In the past decade Guyrex has acquired a Mexican restaurant and the rights to several smaller pageants. The firm also makes custom evening gowns for local socialites and even for some Miss America contestants. Still, the entrance fees and sponsorship revenues from the state pageant generate most of Guyrex's considerable cash flow. "We're not millionaires," says Guy, who refuses to get specific about his finances. "We just live like millionaires." After they bought control of the Miss California-U.S.A. contest last May, Guy and Holt purchased a lavish Beverly Hills home that will serve as a West Coast base. "We're more Hollywood than Hollywood," says Guy. "We should fit right in."
Guy bridles at the suggestion that he and Holt simply outspend the competition. Told of some snide comments at this year's pageant about other girls not being able to afford Miss Texas' "$40,000 gown," Guy snorts, "Michelle's dress was made out of $4-a-yard material. I told them, 'Money does not give you taste.' " And slavish imitation does not give you the Guyrex edge. Ever since Guy dressed Herring in a straight, high-necked dress to make her look taller and then added a thigh-high slit to temper the prudish effect, the runway has been littered with leg-baring copies. "Yet this year," chuckles Guy, "I sent Michelle out in a demure dress, and she won."

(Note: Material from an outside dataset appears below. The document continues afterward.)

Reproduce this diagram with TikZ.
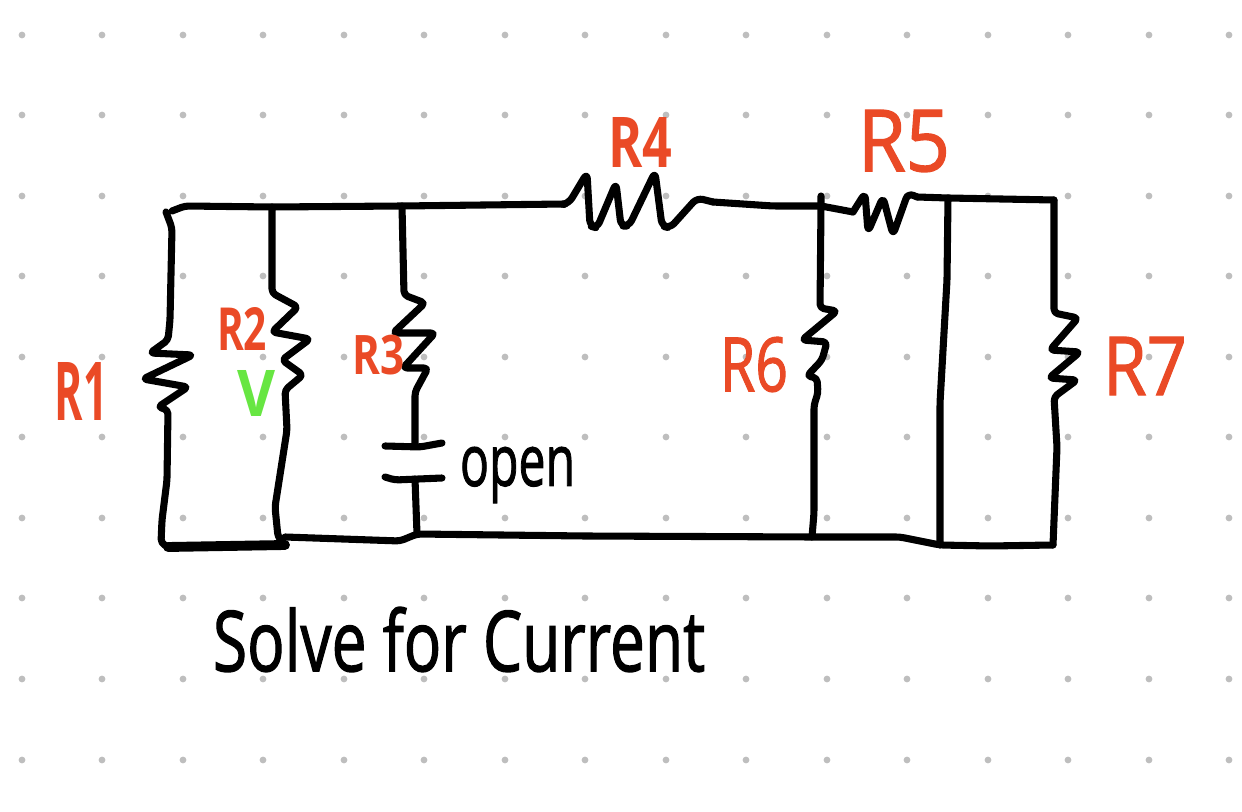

This summer the cycle begins again. A new Miss Texas U.S.A. will be chosen on August 3. After rooting for Royer in May at the Miss Universe contest in Singapore, Guy and Holt will shift their attention to a new fair lady and her strengths and weaknesses. As Guy is fond of saying, "This is not a bust contest, and it's not a hair contest. I want a total girl." If that's something less than a total woman, at least it's a winning formula.